- Challenge:
Copy every line of the records below that holds the word "this".

- Provided entries:
============================================================
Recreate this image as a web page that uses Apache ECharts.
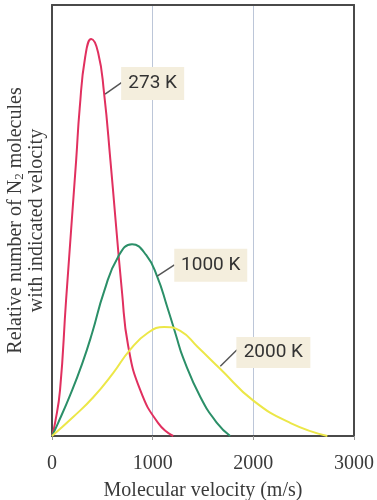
============================================================
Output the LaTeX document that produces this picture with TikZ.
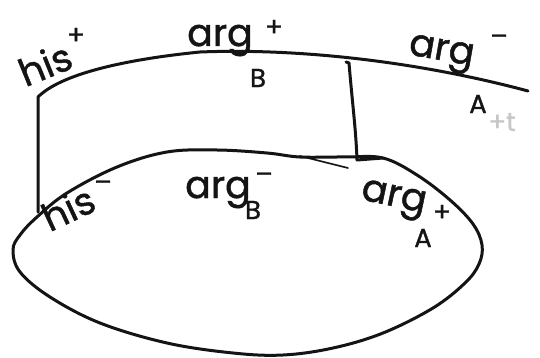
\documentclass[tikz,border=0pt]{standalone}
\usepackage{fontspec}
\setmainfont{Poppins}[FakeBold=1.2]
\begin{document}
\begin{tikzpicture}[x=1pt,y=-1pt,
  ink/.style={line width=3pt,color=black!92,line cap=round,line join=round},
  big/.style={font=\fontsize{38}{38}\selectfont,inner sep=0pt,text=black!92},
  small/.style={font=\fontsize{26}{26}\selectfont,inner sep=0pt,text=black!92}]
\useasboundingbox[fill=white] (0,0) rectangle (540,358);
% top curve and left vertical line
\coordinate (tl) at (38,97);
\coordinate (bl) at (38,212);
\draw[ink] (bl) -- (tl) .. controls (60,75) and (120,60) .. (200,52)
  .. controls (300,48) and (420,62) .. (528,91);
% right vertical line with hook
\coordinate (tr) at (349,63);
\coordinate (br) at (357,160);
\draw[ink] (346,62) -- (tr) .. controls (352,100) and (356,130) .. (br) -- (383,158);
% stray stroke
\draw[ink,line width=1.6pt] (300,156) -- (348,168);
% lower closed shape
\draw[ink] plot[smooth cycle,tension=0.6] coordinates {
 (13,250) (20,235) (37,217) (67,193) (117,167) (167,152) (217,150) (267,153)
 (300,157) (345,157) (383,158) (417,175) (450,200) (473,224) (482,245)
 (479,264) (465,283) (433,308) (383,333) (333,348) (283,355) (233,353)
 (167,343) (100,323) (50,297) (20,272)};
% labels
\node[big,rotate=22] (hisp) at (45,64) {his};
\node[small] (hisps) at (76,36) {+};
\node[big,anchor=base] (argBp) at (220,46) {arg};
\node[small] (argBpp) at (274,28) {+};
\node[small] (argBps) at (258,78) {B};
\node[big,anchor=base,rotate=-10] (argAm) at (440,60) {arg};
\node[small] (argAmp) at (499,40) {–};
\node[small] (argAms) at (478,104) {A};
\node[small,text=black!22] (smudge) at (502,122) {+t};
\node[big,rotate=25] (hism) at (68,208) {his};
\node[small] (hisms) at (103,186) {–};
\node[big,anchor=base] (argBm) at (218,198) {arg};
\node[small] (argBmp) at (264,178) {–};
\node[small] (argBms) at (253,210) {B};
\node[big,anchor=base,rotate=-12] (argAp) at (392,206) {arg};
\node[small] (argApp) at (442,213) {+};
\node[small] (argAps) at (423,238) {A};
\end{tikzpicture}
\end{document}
============================================================
- Exercise answer:
Recreate this image as a web page that uses Apache ECharts.
Output the LaTeX document that produces this picture with TikZ.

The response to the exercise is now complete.